In an interview yesterday with the Post-Gazette, Carnegie Mellon President Jared Cohon said no new tenant for Google's space in the Collaborative Innovation Center has been chosen.
One prime candidate, he said, is the Disney Research Lab, located across the street, but current occupants also expressed a desire for more space. Among others, the center now houses an Intel Research Center and Apple's Pittsburgh office.
The mission of the CIC, Dr. Cohon said, is to serve as a landing site for out-of-town companies that will eventually outgrow the space. "Google's decision is driven by the need for more space, and that's fine," he said.
The move speaks well of Carnegie Mellon, Google and Pittsburgh at large, he said.

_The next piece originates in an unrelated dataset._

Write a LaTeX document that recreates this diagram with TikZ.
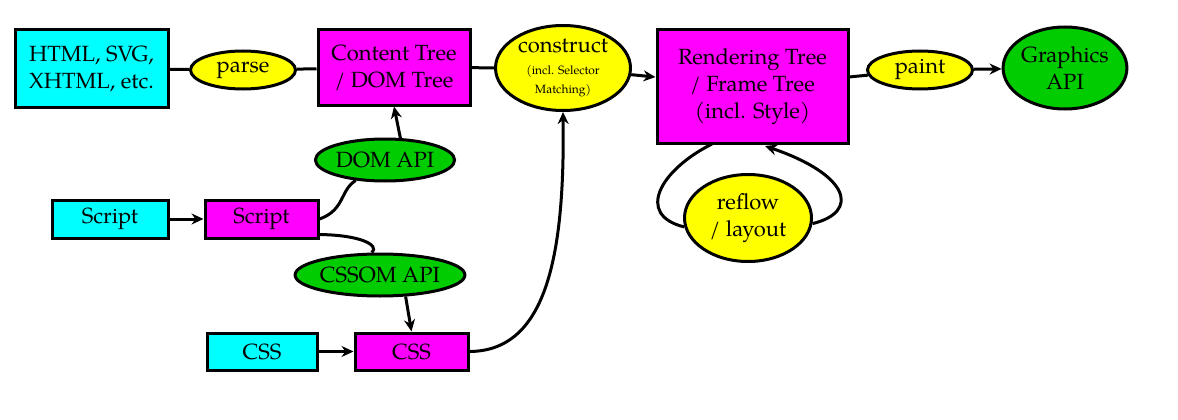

"The big payoff here is more jobs and very high-quality jobs," he said. "They're high-paying, stable and ones that generate more jobs."
Google's growth in the university's Collaborative Innovation Center presents a "new model for corporate-university collaboration," Dr. Cohon said.
Google announced in September that it had purchased a CMU spin-off company, ReCAPTCHA, that digitizes online text. ReCAPTCHA will move to the Bakery Square location.
Meanwhile, retailer Pottery Barn had been in talks with Bakery Square developers about opening a store at the new site but has since decided to stay on Walnut Street in Shadyside.
Anthropologie, a retail chain that sells women's apparel, still plans to open a store at Bakery Square in May, said Ed Kunzman, who manages the retailer's lone Pittsburgh store at the Galleria in Mt. Lebanon. "Everything on our end is still a go," he said.
Local tech leaders were thrilled at the news of Google's planned move.
"I'm so happy!" said Audrey Russo, president and chief executive of the Pittsburgh Technology Council. "Our self-esteem should start to go up now, don't you think?"
Some elements of Bakery Square may feel familiar to Google. One of the company's New York sites, in Chelsea Market, also is a former Nabisco plant.
Google plans an open house for the new site sometime in the summer. Asked about a housewarming party, Dr. Cohon acknowledged his lost landlord status.
"It's now not our space, but if they invite me I'll certainly go," he said.